During its rule of over two decades, the EPRDF government faces occasional condemnation and at times threats from foreign entities…

During its rule of over two decades, the EPRDF government faces occasional condemnation and at times threats from foreign entities such as the Senate and Congress of the United States, and the European Parliament. Although a distant memory now, there once was a time when western embassies based in Addis Abeba issued regular statements in response to government actions deemed a threat to individual rights, civil liberties and the democratic process, gossip recalls.

Neither statements of condemnation from Addis Abeba nor resolutions originating in Brussels or Washington DC, have ever been a cause of concern for the Revolutionary Democrats here. At best, they may have had an effect of irritation to the leaders of the EPRDFites, claims gossip.

But when draft resolutions are taken up by determined legislators such as the late Congressman Donald Payne and Chris Smith, a US Congressman whose involvement with Ethiopia dates back to the famine of the 1980s, the EPRDF ites are rarely dismissive, claims gossip. Those legislators have been elected to a lawmaking body with a bite. And the United States is a country that cashes out an average of close to one billion dollars in aid to Ethiopia, on top of the many forms of assistance it provides the Ethiopian regime in international diplomacy and military cooperation.

In the aftermath of the 2005 electoral debacle in particular, the EPRDFites had begun to worry about the intensity of campaigns by foreign legislators, and were thus compelled to hire lobbying firms to counter the battle of perception. In the late 2000s, DLA Piper, one of the prominent lobbying firms on K Street, was hired for 50,000 dollars a month to help the Ethiopian government avoid sanction by the US Congress for its transgression of human rights.

DLA Piper may have premium clients such as Saudi Arabia, Palestine and even Al-Jazera. Now in partnership with a local law firm, Mehrteab Leul & Associates, its relationship with the Ethiopian government was not concluded in a pleasant manner, gossip disclosed. Ethiopian envoy to Washington at the time, Brehane G. Kirstos, reportedly had misgivings on the services the group had given and the results it had brought, claims gossip.
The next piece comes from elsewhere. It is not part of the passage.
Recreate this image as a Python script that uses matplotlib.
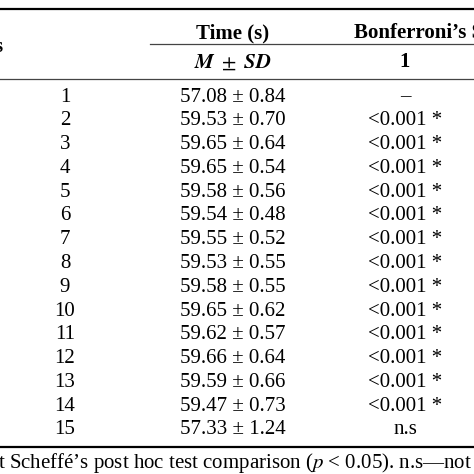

The need to hire another lobby firm has been kept on the hold since then, partly due to the reluctance of Brehane after he was promoted to a state minister for Foreign Affairs, gossip disclosed. How much of a say he may have from where he now sits, a special envoy to the Prime Minister with an office on Lorenzo Te’azaz Road, remains unclear.

However, the legislative pressure has begun from a rather different direction. The European Parliament has passed a resolution, condemning the ongoing crackdown on protestors in Oromia Regional State, due largely to the determined campaign of Ana Gomez. A European Parliamentarian from Portugal, she has had a bitter relationship with the Revolutionary Democrats since her days as chief observer of the 2005 national elections.

The European Parliament may not be as biting as its counterpart across the Atlantic; but the European Commission, as an associated institution, gives Ethiopia an average of 2.5 billion dollars aid a year. Thus, it would be of little surprise if the EPRDFites are now out shopping for a lobbying firm, with prospective candidates from London and Washington DC under consideration, gossip disclosed. A committee of three, comprising Tedros Adhanom (PhD), minister of Foreign Affairs, Getachew Reda, minister of Government Communications Affairs Office, and Abdulaziz Mohammed, minister of Finance & Economic Cooperation, is currently reviewing offers from close to seven firms. Nonetheless, the most likely candidate to bag the contract, which may cost the Ethiopian government an annual two million dollars, appears to be Chelgate, a London-based PR firm, and an American lobbying firm whose name remains undisclosed, says gossip.